The Geopolitics of a Naval Power
Our response to this entire dilemma begins with defining accurately who we are. In geopolitical terms, the United States is a maritime power, operating from the greatest of the island satellites of the Eurasian supercontinent, whose mission is to defend a free trading order from which we ou
rselves benefit. In the tradition of the British imperial navy, we protect the global commons. Free trade works in tandem with liberal democracies but does not necessarily require them. Countries such as Morocco, Egypt, Jordan, Oman, Taiwan, and Singapore have over the span of the decades fallen under the category of enlightened dictatorships that nevertheless have been conducive to liberal values worldwide. Our allies are mainly democracies but not always so, as these examples suggest. The world is intractable enough (and becoming more so) without our needing to impose our values on other countries’ internal systems. Thus, we should start with asking how we can act with caution and restraint, without drifting into neo-isolationism. Air and naval power are actually suited to a restrained foreign policy, since it is about projecting power over broad reaches of the earth without getting bogged down with land forces in any one place, and without incurring significant casualties.

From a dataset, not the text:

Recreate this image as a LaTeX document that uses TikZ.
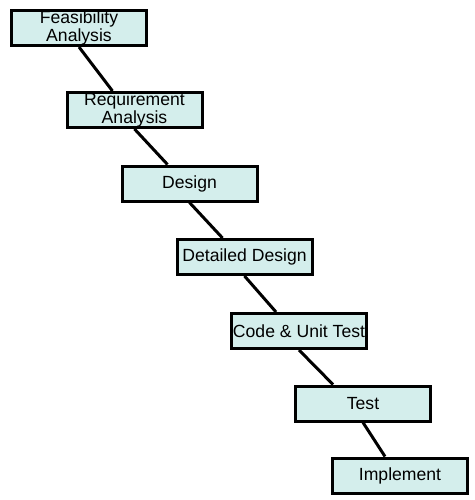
\documentclass[tikz,border=0pt]{standalone}
\usepackage{fontspec}
\setmainfont{Liberation Sans}
\definecolor{stepfill}{RGB}{212,238,236}

\begin{document}
\begin{tikzpicture}[
    x=1pt, y=1pt,
    phase/.style={draw, line width=3pt, fill=stepfill, rectangle,
        minimum width=135pt, minimum height=35pt, inner sep=0pt,
        align=center, font=\fontsize{17.6}{18.5}\selectfont},
    link/.style={line width=3pt}
]
    \useasboundingbox (0,0) rectangle (474,-500);

    \node[phase] (feas)   at (79,-28)    {Feasibility\\Analysis};
    \node[phase] (req)    at (134.5,-110) {Requirement\\Analysis};
    \node[phase] (design) at (189.5,-183.5) {Design};
    \node[phase] (detail) at (244.5,-257) {Detailed Design};
    \node[phase] (code)   at (299,-331)   {Code \& Unit Test};
    \node[phase] (test)   at (363,-403.5) {Test};
    \node[phase] (impl)   at (400,-475.5) {Implement};

    \draw[link] (feas.south)   -- ([xshift=-22pt]req.north);
    \draw[link] (req.south)    -- ([xshift=-22pt]design.north);
    \draw[link] (design.south) -- ([xshift=-22pt]detail.north);
    \draw[link] (detail.south) -- ([xshift=-23pt]code.north);
    \draw[link] (code.south)   -- ([xshift=-30pt]test.north);
    \draw[link] (test.south)   -- ([xshift=-15pt]impl.north);

\end{tikzpicture}
\end{document}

We must keep our limitations in mind, especially as the two signal advantages of U.S. power projection since the end of World War II have been steadily eroding: the advantage of being the only major country whose infrastructure was not either decimated or severely damaged between 1941 and 1945, and the advantage of having had a big internal market that for a long time protected its workers from the rigors of global competition. Our middle class was built on this internal market, and thus was willing and able for decades to support vast military expenditures.